Striking of Memorandum of Costs
The appellate court addressed the trial court's decision to strike Sanai's memorandum of costs after judgment, which included claims for attorney fees. The court ruled that the trial court acted appropriately in striking the memorandum due to the improper nature of the claims made therein, particularly the request for attorney fees which were not allowed under the governing statutes. Sanai's memorandum sought recovery for attorney fees as part of his costs, but the court pointed out that such fees could only be recovered if they were included in the underlying judgment, which was not the case here. The appellate court emphasized that any claim for attorney fees must be properly substantiated and follow the procedures required by law.

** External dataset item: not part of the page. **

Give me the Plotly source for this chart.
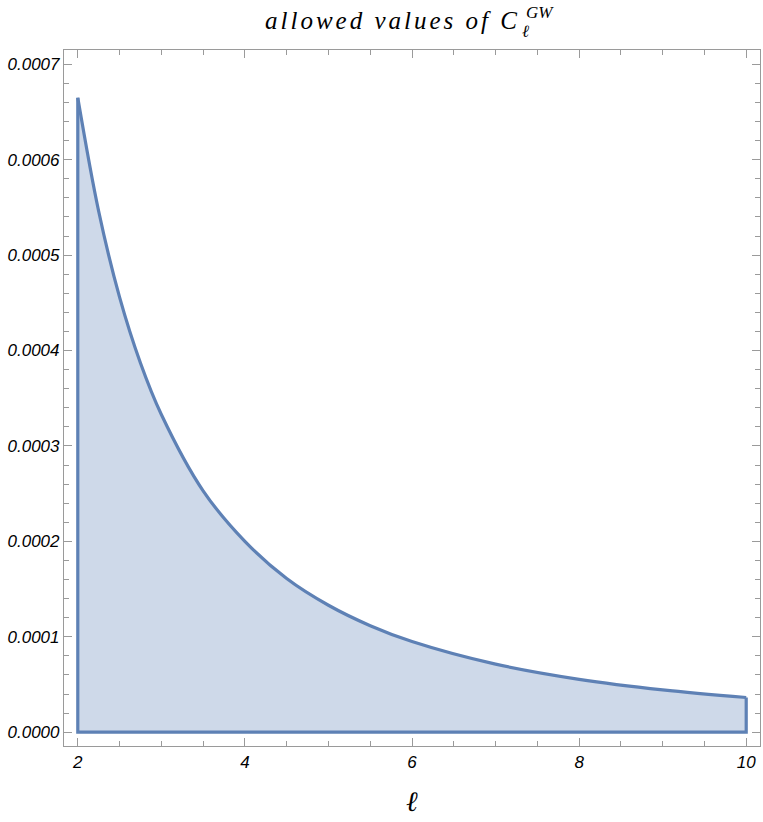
import plotly.graph_objects as go

# data
ell = [2, 2.25, 2.5, 2.75, 3, 3.5, 4, 4.5, 5, 5.5, 6, 7, 8, 9, 10]
cl_gw = [0.000665, 0.000546, 0.000456, 0.000387, 0.000333, 0.000253, 0.000200,
         0.000161, 0.000133, 0.0001116, 0.000095, 0.0000713, 0.0000554,
         0.0000443, 0.0000363]
x_ticks = [2, 4, 6, 8, 10]
y_ticks = [0.0, 0.0001, 0.0002, 0.0003, 0.0004, 0.0005, 0.0006, 0.0007]
y_ticklabels = ["0.0000", "0.0001", "0.0002", "0.0003", "0.0004", "0.0005", "0.0006", "0.0007"]

line_col = "#5E81B5"
fill_col = "rgba(94,129,181,0.3)"
axis_col = "#9a9a9a"

fig = go.Figure()
fig.add_trace(go.Scatter(x=ell, y=cl_gw, mode="lines", line=dict(color=line_col, width=3.2, shape="spline"),
                         fill="tozeroy", fillcolor=fill_col, hoverinfo="skip", showlegend=False))
fig.add_trace(go.Scatter(x=[ell[-1], ell[-1], ell[0], ell[0]], y=[cl_gw[-1], 0, 0, cl_gw[0]],
                         mode="lines", line=dict(color=line_col, width=3.2), showlegend=False, hoverinfo="skip"))

tickfont = dict(family="Liberation Sans, Arial", size=17, color="black", style="italic")
common = dict(showgrid=False, zeroline=False, showline=True, linecolor=axis_col, linewidth=1.2,
              mirror="allticks", ticks="inside", tickcolor=axis_col, ticklen=8, tickwidth=1,
              tickfont=tickfont, automargin=False)
fig.update_xaxes(range=[1.835, 10.165], tickvals=x_ticks, ticktext=[str(v) for v in x_ticks],
                 minor=dict(dtick=0.5, ticks="inside", ticklen=5, tickcolor=axis_col, tickwidth=1),
                 **common)
fig.update_yaxes(range=[-0.0000145, 0.000715], tickvals=y_ticks, ticktext=y_ticklabels,
                 minor=dict(dtick=0.00002, ticks="inside", ticklen=5, tickcolor=axis_col, tickwidth=1),
                 **common)

fig.add_annotation(text='<span style="letter-spacing:3px">allowed values of C</span>', xref="paper", yref="paper",
                   x=0.658, y=1.0, yshift=30, xanchor="right", yanchor="middle", showarrow=False,
                   font=dict(family="Liberation Serif, Times New Roman", size=25, color="black", style="italic"))
fig.add_annotation(text="GW", xref="paper", yref="paper", x=0.658, y=1.0, yshift=38, xshift=2, xanchor="left",
                   yanchor="middle", showarrow=False,
                   font=dict(family="Liberation Serif, Times New Roman", size=17, color="black", style="italic"))
fig.add_annotation(text="ℓ", xref="paper", yref="paper", x=0.658, y=1.0, yshift=19, xshift=-2, xanchor="left",
                   yanchor="middle", showarrow=False,
                   font=dict(family="Liberation Serif, Times New Roman", size=17, color="black", style="italic"))
fig.add_annotation(text="ℓ", xref="paper", yref="paper", x=0.5, y=0, yshift=-55, xanchor="center",
                   yanchor="middle", showarrow=False,
                   font=dict(family="Liberation Serif, Times New Roman", size=28, color="black", style="italic"))

fig.update_layout(width=763, height=822, margin=dict(l=64, r=3, t=50, b=76),
                  paper_bgcolor="white", plot_bgcolor="white")
fig.write_html("out.html", config={"displayModeBar": False},
               post_script="document.body.style.margin='0';")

Furthermore, the court noted that Sanai had attempted to use the memorandum of costs as a means to seek restitution, which was not permissible under the applicable statutes. As a consequence, the appellate court upheld the trial court's actions in striking the memorandum and affirmed its decision to award attorney fees to the Saltz parties based on the merits of their motion concerning the satisfaction of judgments. This ruling reinforced the importance of adherence to statutory requirements in the recovery of costs and fees in litigation.